New horses sent to a post should be turned over to one competent officer with assistants, if necessary, for training. If necessary to assign them to troops to assure proper care and grooming, orders should be given that they be exercised only by direction of the officer in charge. Enlisted men specially suited for training horses should be detailed under the above-named officer’s direction. Only such enlisted men should be detailed who will not be discharged or detailed on other duty until the training ceases. The training should continue for not less than six months. Horses should, when possible, be assigned trainers who belong to the organization to which the horses are assigned, the rider being assured, if possible, that the horse will be assigned to him after the training is over.

Two officers can train with reasonable satisfaction seventy-five horses, if given one hour and a half per day six days a week, in the riding-hall. As the number of horses in the riding-hall at a time go over fifteen the difficulties increase.

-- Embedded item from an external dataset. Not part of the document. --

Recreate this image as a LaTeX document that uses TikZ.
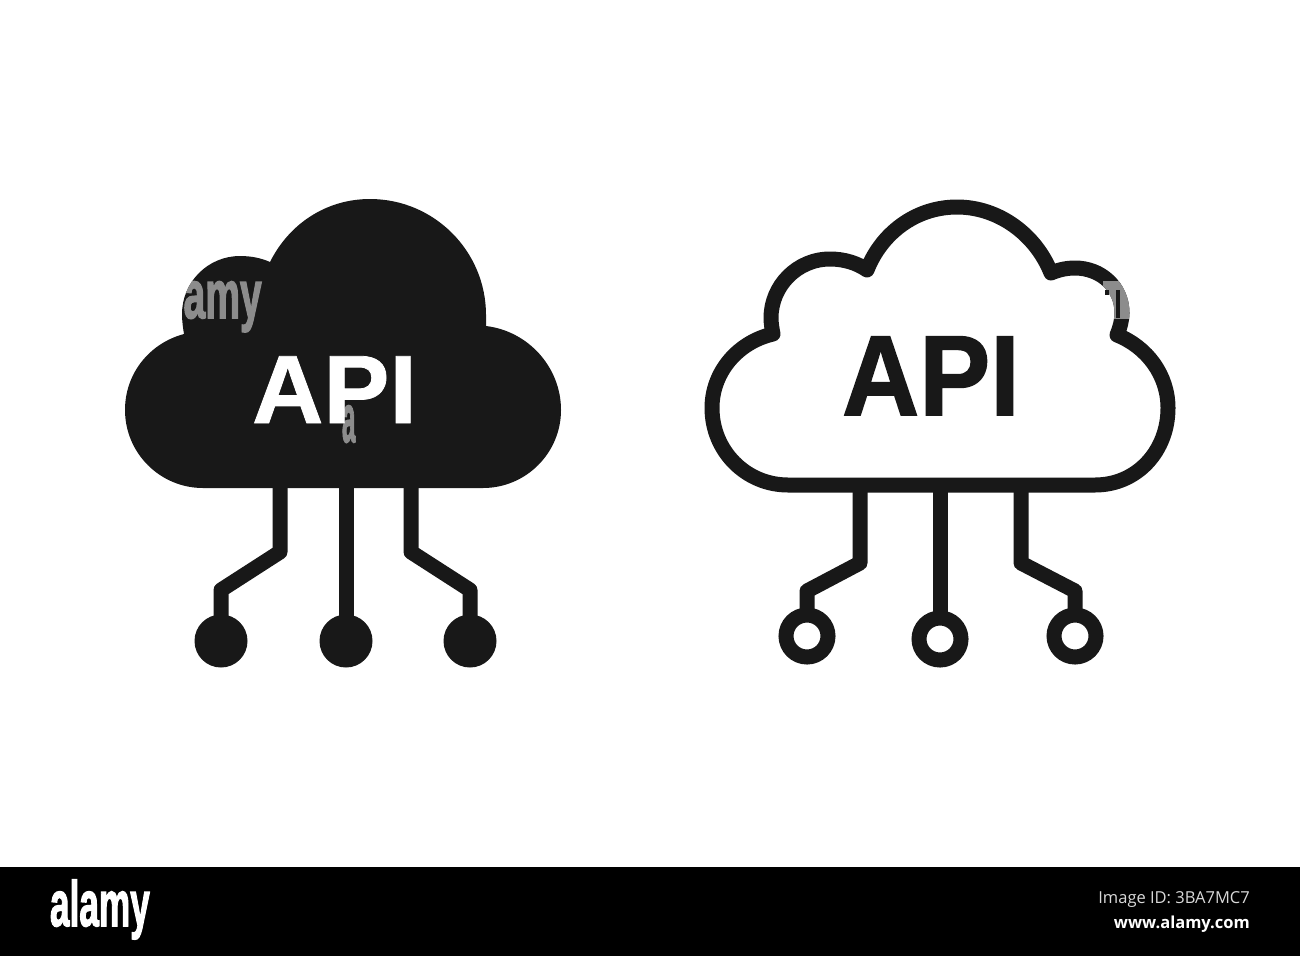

In case it be impossible for new horses to be under the direction of one officer, organization commanders should keep the horses out of ranks an equal period, and undertake the same training with competent men.

Hard-trotting, uncontrollable horses, uncomfortable to ride and weak in muscular activity, result from lack of training.

From practical work with enlisted men, it has been found that there is little difficulty in teaching them the kinds of aids, with their proper names, and the use and form the various exercises take. The manner in which they apply their aids and perform the exercises varies with the individual’s ability to ride and aptitude for training.

When Part II. is undertaken, the difficulties increase. The difficulties do not lie in the use of the double rein, which the men soon become accustomed to, but in understanding the flexions and the delicate use of the aids required in these exercises and in the changes of lead at the gallop.

As hands are a most important element in Part II., it is not surprising that men who have ridden perhaps less than three years should have difficulty.

Part II. should not be abandoned, either because of the difficulties inherent to the exercises or because of the lack of proper equipment. The use of a double bridle improvised from a watering bridle and a regulation bit is preferable to the use of a single curb immediately succeeding the work with the snaffle alone.